The Japanese yen has fallen to a 24-year low against the dollar as investors brace for higher US interest rates.
One dollar is now worth more than 140 yen for the first time since 1998, as the greenback continues its period of strength against most major currencies.
While a weaker yen makes imported goods more expensive in Japan, it can also raise profits for Japanese companies in industries, like automotive and electronics, that sell products abroad.
The yen has been slipping against the dollar since the yen was at around 115 in March, prompting analysts to raise the possibility of government intervention.

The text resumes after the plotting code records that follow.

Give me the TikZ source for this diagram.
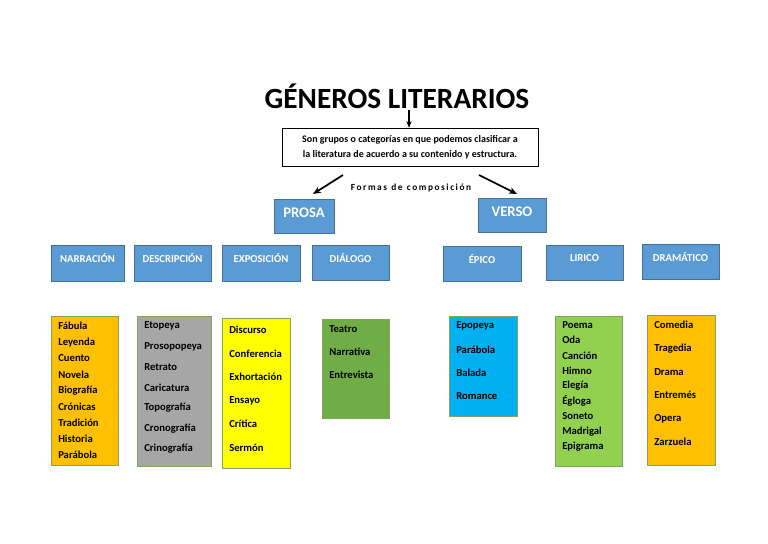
\documentclass[tikz,border=0pt]{standalone}
\usepackage{fontspec}
\setmainfont{Carlito}
\usetikzlibrary{arrows.meta,calc}
\definecolor{hblue}{HTML}{5B9BD5}
\definecolor{hborder}{HTML}{41719C}
\definecolor{corange}{HTML}{FFC000}
\definecolor{cgray}{HTML}{A6A6A6}
\definecolor{cyellow}{HTML}{FFFF00}
\definecolor{cgreen}{HTML}{70AD47}
\definecolor{ccyan}{HTML}{00B0F0}
\definecolor{clgreen}{HTML}{92D050}
\definecolor{lborder}{HTML}{7FA65A}
\tikzset{
 hbox/.style={draw=hborder,fill=hblue,line width=0.6pt},
 htext/.style={text=white,font=\bfseries\fontsize{8}{9}\selectfont},
 lbox/.style={draw=lborder,line width=0.6pt},
 item/.style={anchor=west,inner sep=0pt,font=\bfseries\fontsize{8}{9}\selectfont},
 arr/.style={-{Stealth[length=6pt,width=5pt]},line width=1.3pt}
}
\newcommand{\hb}[6]{\node[hbox,minimum width={(#3-#1)*0.75pt},minimum height={(#4-#2)*0.75pt},anchor=north west,inner sep=0pt] (#5) at (#1,#2) {};
 \node[htext] (#5t) at ({(#1+#3)/2},#2+13) {#6};}
\newcommand{\lb}[6]{\node[lbox,fill=#6,minimum width={(#3-#1)*0.75pt},minimum height={(#4-#2)*0.75pt},anchor=north west,inner sep=0pt] (#5) at (#1,#2) {};}
\begin{document}
\begin{tikzpicture}[x=0.75pt,y=-0.75pt]
\useasboundingbox[fill=white] (0,0) rectangle (768,543);
\node[font=\bfseries\fontsize{22}{24}\selectfont] (title) at (397,96) {GÉNEROS LITERARIOS};
\coordinate (a1) at (409,110);
\node[draw,line width=0.6pt,minimum width=192pt,minimum height=29pt,inner sep=0pt,align=center,font=\bfseries\fontsize{7.5}{11}\selectfont] (def) at (410,147.5) {Son grupos o categorías en que podemos clasificar a\\la literatura de acuerdo a su contenido y estructura.};
\draw[-{Stealth[length=5pt,width=4pt]},line width=0.8pt] (a1) -- (def.north -| a1);
\node[font=\bfseries\fontsize{7}{8}\selectfont,inner sep=0pt] (formas) at (411,188) {F\,o\,r\,m\,a\,s\ \ d\,e\ \ c\,o\,m\,p\,o\,s\,i\,c\,i\,ó\,n};
\hb{274}{199}{334}{233}{prosa}{}
\node[text=white,font=\bfseries\fontsize{11}{12}\selectfont] at (304,213) {PROSA};
\hb{478}{198}{546}{232}{verso}{}
\node[text=white,font=\bfseries\fontsize{11}{12}\selectfont] at (512,212) {VERSO};
\coordinate (p1) at (343,175); \coordinate (v1) at (479,175);
\draw[arr] (p1) -- (313,194);
\draw[arr] (v1) -- (517,194);
\hb{51}{245}{124}{281}{nar}{NARRACIÓN}
\hb{134}{245}{211}{281}{des}{DESCRIPCIÓN}
\hb{222}{245}{300}{281}{exp}{EXPOSICIÓN}
\hb{312}{245}{389}{280}{dia}{DIÁLOGO}
\hb{443}{246}{521}{281}{epi}{ÉPICO}
\hb{546}{245}{623}{280}{lir}{LIRICO}
\hb{642}{244}{719}{279}{dra}{DRAMÁTICO}
\lb{51}{316}{118}{465}{l1}{corange}
\lb{137}{316}{211}{466}{l2}{cgray}
\lb{222}{318}{290}{468}{l3}{cyellow}
\lb{322}{319}{389}{418}{l4}{cgreen}
\lb{449}{316}{517}{416}{l5}{ccyan}
\lb{555}{316}{622}{466}{l6}{clgreen}
\lb{647}{315}{715}{465}{l7}{corange}
\foreach \t [count=\i] in {Fábula,Leyenda,Cuento,Novela,Biografía,Crónicas,Tradición,Historia,Parábola}
  \node[item] (a\i) at (58,{326+16.1*(\i-1)}) {\t};
\foreach \t [count=\i] in {Etopeya,Prosopopeya,Retrato,Caricatura,Topografía,Cronografía,Crinografía}
  \node[item] (b\i) at (144,{326+20.5*(\i-1)}) {\t};
\foreach \t [count=\i] in {Discurso,Conferencia,Exhortación,Ensayo,Crítica,Sermón}
  \node[item] (c\i) at (229,{330+23.5*(\i-1)}) {\t};
\foreach \t [count=\i] in {Teatro,Narrativa,Entrevista}
  \node[item] (d\i) at (329,{329+23*(\i-1)}) {\t};
\foreach \t [count=\i] in {Epopeya,Parábola,Balada,Romance}
  \node[item] (e\i) at (456,{326+23.3*(\i-1)}) {\t};
\foreach \t [count=\i] in {Poema,Oda,Canción,Himno,Elegía,Égloga,Soneto,Madrigal,Epigrama}
  \node[item] (f\i) at (562,{325+15.2*(\i-1)}) {\t};
\foreach \t [count=\i] in {Comedia,Tragedia,Drama,Entremés,Opera,Zarzuela}
  \node[item] (g\i) at (654,{325+23.4*(\i-1)}) {\t};
\end{tikzpicture}
\end{document}
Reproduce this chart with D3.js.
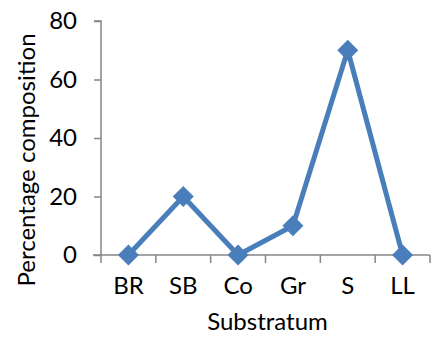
<!DOCTYPE html>
<html><head><meta charset="utf-8">
<script src="https://cdn.jsdelivr.net/npm/d3@7"></script>
<style>html,body{margin:0;padding:0;background:#fff;}svg{display:block;}</style>
</head><body>
<svg id="c" width="435" height="337"></svg>
<script>
const categories = ["BR","SB","Co","Gr","S","LL"];
const values = [0,20,0,10,70,0];
const yTicks = [0,20,40,60,80];
const xTitle = "Substratum";
const yTitle = "Percentage composition";

const svg = d3.select("#c");
const mLeft = 101, mRight = 430, mTop = 21, mBottom = 255;
const font = "Lato, 'Open Sans', sans-serif";
const fs = 24;
const axisColor = "#868686";
const lineColor = "#4A7EBB";

const x = d3.scaleBand().domain(categories).range([mLeft, mRight]).padding(0);
const y = d3.scaleLinear().domain([0, 80]).range([mBottom, mTop]);

// y axis
const ya = svg.append("g").attr("transform", `translate(${mLeft},0)`)
  .call(d3.axisLeft(y).tickValues(yTicks).tickSize(7).tickPadding(17).tickFormat(d3.format("d")));
ya.select(".domain").attr("stroke", axisColor).attr("stroke-width", 1.5).attr("d", `M-7,${mTop}H0V${mBottom}`);
ya.selectAll(".tick line").attr("stroke", axisColor).attr("stroke-width", 1.5);
ya.selectAll(".tick text").attr("font-family", font).attr("font-size", fs).attr("fill", "#000");

// x axis
const xa = svg.append("g").attr("transform", `translate(0,${mBottom})`)
  .call(d3.axisBottom(x).tickSize(0).tickPadding(22));
xa.select(".domain").attr("stroke", axisColor).attr("stroke-width", 1.5).attr("d", `M${mLeft-8},0H${mRight}`);
xa.selectAll(".tick text").attr("font-family", font).attr("font-size", fs).attr("fill", "#000");
// boundary ticks
const bounds = categories.map(c => x(c)).concat([mRight]);
svg.append("g").selectAll("line").data(bounds).join("line")
  .attr("x1", d => d).attr("x2", d => d).attr("y1", mBottom).attr("y2", mBottom + 8)
  .attr("stroke", axisColor).attr("stroke-width", 1.5);

// line
const cx = c => x(c) + x.bandwidth() / 2;
svg.append("path")
  .datum(categories.map((c, i) => [cx(c), y(values[i])]))
  .attr("fill", "none").attr("stroke", lineColor).attr("stroke-width", 5).attr("stroke-linejoin", "round")
  .attr("d", d3.line());

svg.append("g").selectAll("path").data(categories).join("path")
  .attr("transform", (c, i) => `translate(${cx(c)},${y(values[i])})`)
  .attr("d", "M0,-10.5L10.5,0L0,10.5L-10.5,0Z")
  .attr("fill", lineColor);

// titles
svg.append("text").attr("x", (mLeft + mRight) / 2 + 2).attr("y", 330)
  .attr("text-anchor", "middle").attr("font-family", font).attr("font-size", fs).text(xTitle);
svg.append("text").attr("transform", `translate(35,${(mTop + mBottom) / 2 + 22}) rotate(-90)`)
  .attr("text-anchor", "middle").attr("font-family", font).attr("font-size", fs).text(yTitle);
</script>
</body></html>
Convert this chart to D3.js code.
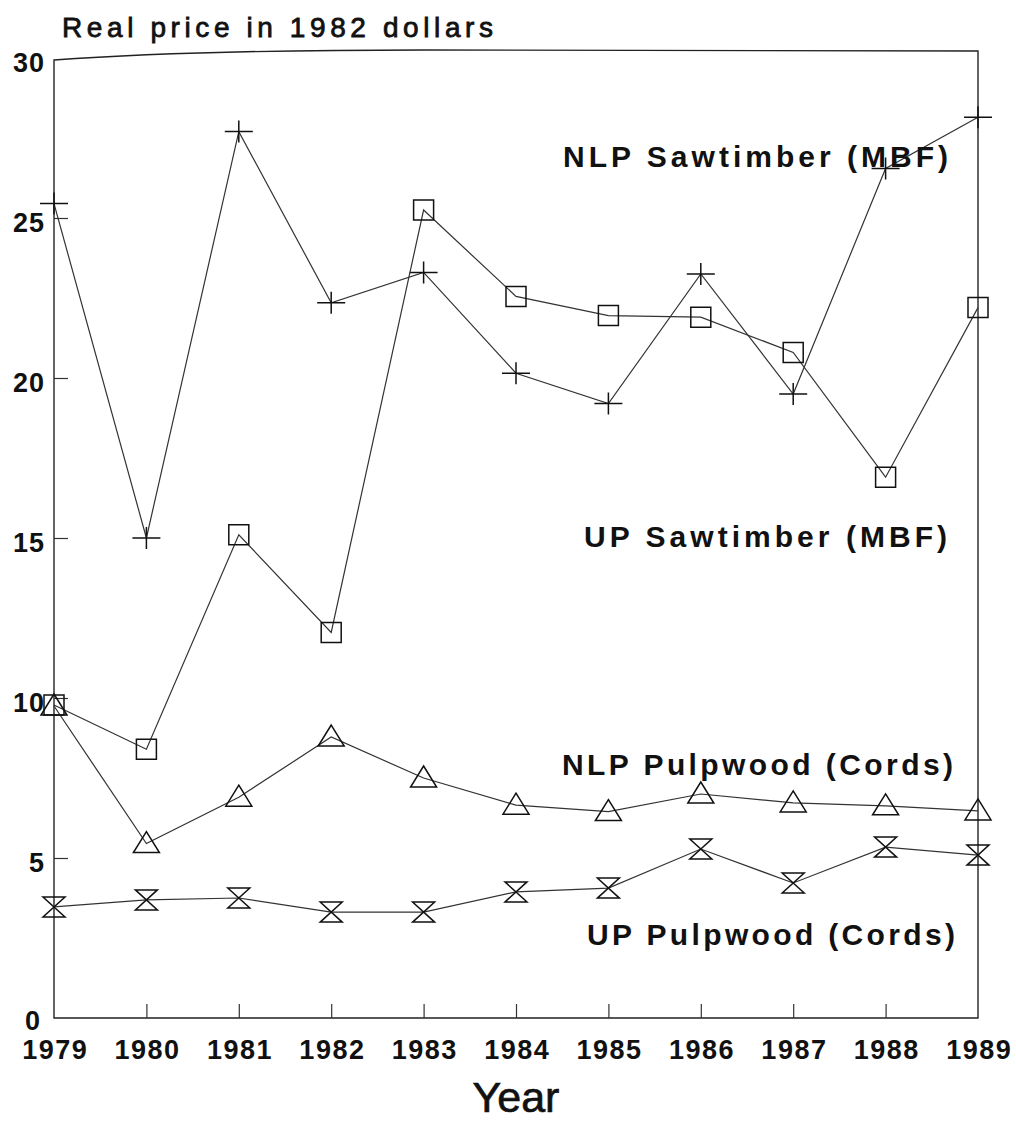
<!DOCTYPE html>
<html>
<head>
<meta charset="utf-8">
<script src="https://cdn.jsdelivr.net/npm/d3@7"></script>
<style>
  body { margin: 0; background: #fff; }
  svg { display: block; font-family: "Liberation Sans", Arial, sans-serif; }
</style>
</head>
<body>
<script>
const years = [1979, 1980, 1981, 1982, 1983, 1984, 1985, 1986, 1987, 1988, 1989];
const nlpSaw  = [25.45, 15.0, 27.7, 22.35, 23.3, 20.15, 19.2, 23.25, 19.5, 26.55, 28.15];
const upSaw   = [9.78, 8.4, 15.1, 12.05, 25.25, 22.55, 21.95, 21.9, 20.8, 16.9, 22.2];
const nlpPulp = [9.75, 5.45, 6.9, 8.78, 7.5, 6.65, 6.45, 7.0, 6.72, 6.63, 6.47];
const upPulp  = [3.47, 3.69, 3.75, 3.31, 3.31, 3.94, 4.06, 5.28, 4.22, 5.34, 5.09];
const yTicks = [0, 5, 10, 15, 20, 25, 30];

const width = 1016, height = 1122;
const svg = d3.select("body").append("svg")
  .attr("width", width)
  .attr("height", height);

svg.append("rect").attr("width", width).attr("height", height).attr("fill", "#fff");

const x = d3.scaleLinear().domain([1979, 1989]).range([54, 978]);
const y = d3.scaleLinear().domain([0, 30]).range([1018, 58]);

// frame (top edge is a bit skewed in the scan)
svg.append("path")
  .attr("d", `M${x(1979)},${y(0)} L${x(1979)},${y(30) + 2} Q${x(1980.5)},${y(30) - 8} ${x(1983)},${y(30) - 8} L${x(1989)},${y(30) - 7} L${x(1989)},${y(0)} Z`)
  .attr("fill", "none")
  .attr("stroke", "#222")
  .attr("stroke-width", 1.4);

// y axis
const yAxis = svg.append("g")
  .attr("transform", `translate(${x(1979)},0)`)
  .call(d3.axisLeft(y).tickValues(yTicks).tickSize(0).tickPadding(9).tickFormat(d3.format("d")));
yAxis.select(".domain").remove();
yAxis.selectAll(".tick line").remove();
yAxis.selectAll(".tick")
  .filter(d => d > 0 && d < 30)
  .append("line").attr("x1", 0).attr("x2", 14).attr("stroke", "#333").attr("stroke-width", 1.2);
yAxis.selectAll("text")
  .attr("font-size", 27).attr("font-weight", "bold").attr("fill", "#111")
  .attr("letter-spacing", 1).attr("dy", "0.5em");
yAxis.selectAll(".tick").filter(d => d === 0).select("text").attr("dx", -4).attr("dy", "0.42em");

// x axis
const xAxis = svg.append("g")
  .attr("transform", `translate(0,${y(0)})`)
  .call(d3.axisBottom(x).tickValues(years).tickSize(0).tickPadding(0).tickFormat(d3.format("d")));
xAxis.select(".domain").remove();
xAxis.selectAll(".tick").filter(d => d > 1979 && d < 1989)
  .append("line").attr("y1", 0).attr("y2", -14).attr("stroke", "#333").attr("stroke-width", 1.2);
xAxis.selectAll("text")
  .attr("font-size", 27).attr("font-weight", "bold").attr("fill", "#111")
  .attr("letter-spacing", 1.5).attr("dx", 0.7).attr("y", 41).attr("dy", 0);

// titles
svg.append("text")
  .attr("x", 62).attr("y", 37)
  .attr("font-size", 28).attr("fill", "#111")
  .attr("stroke", "#111").attr("stroke-width", 0.8)
  .attr("textLength", 431).attr("lengthAdjust", "spacing")
  .text("Real price in 1982 dollars");

svg.append("text")
  .attr("x", 516).attr("y", 1112).attr("text-anchor", "middle")
  .attr("font-size", 43).attr("fill", "#111")
  .attr("stroke", "#111").attr("stroke-width", 0.7)
  .text("Year");

// series
const line = d3.line().x((d, i) => x(years[i])).y(d => y(d));
const seriesList = [
  { name: "NLP Sawtimber (MBF)", values: nlpSaw, marker: "plus", lx: 563, ly: 167, lw: 385 },
  { name: "UP Sawtimber (MBF)", values: upSaw, marker: "square", lx: 584, ly: 547, lw: 363 },
  { name: "NLP Pulpwood (Cords)", values: nlpPulp, marker: "triangle", lx: 562, ly: 775, lw: 391 },
  { name: "UP Pulpwood (Cords)", values: upPulp, marker: "hourglass", lx: 587, ly: 945, lw: 368 }
];

const markerPath = {
  plus: "M-14,0H14M0,-11V11",
  square: "M-10,-10H10V10H-10Z",
  triangle: "M0,-12L13,9H-13Z",
  hourglass: "M-11,-10H11L-11,10H11Z"
};

seriesList.forEach(s => {
  svg.append("path")
    .datum(s.values)
    .attr("d", line)
    .attr("fill", "none")
    .attr("stroke", "#333")
    .attr("stroke-width", 1.2);

  svg.append("g")
    .selectAll("path")
    .data(s.values)
    .join("path")
    .attr("transform", (d, i) => `translate(${x(years[i])},${y(d)})`)
    .attr("d", markerPath[s.marker])
    .attr("fill", "none")
    .attr("stroke", "#111")
    .attr("stroke-width", 1.5);

  svg.append("text")
    .attr("x", s.lx).attr("y", s.ly)
    .attr("font-size", 30).attr("font-weight", "bold").attr("fill", "#111")
    .attr("textLength", s.lw).attr("lengthAdjust", "spacing")
    .text(s.name);
});
</script>
</body>
</html>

However, policymakers at the Bank of Japan (BoJ) have refused to abandon easy-money measures and make borrowing tougher.
Japan’s inflation is at its highest in seven years, and prices for food items, excluding fresh products, rose 2.4% year-on-year in July.
Inflation in Japan is not only accelerating, but broadening out beyond just food and energy price increases, which indicates that the BoJ may have to change its position.
What does this mean for me?
The steep decline in the yen has mainly been driven by the differing approaches of the BoJ and other central banks. However, the BoJ is nothing if not resolute. Japan’s Chief Cabinet Secretary, Hirokazu Matsuno, has said more than once that the importance of stability in FOREX markets is crucial, saying that “rapid changes are undesirable.””. FOREX traders should be watching these developments closely.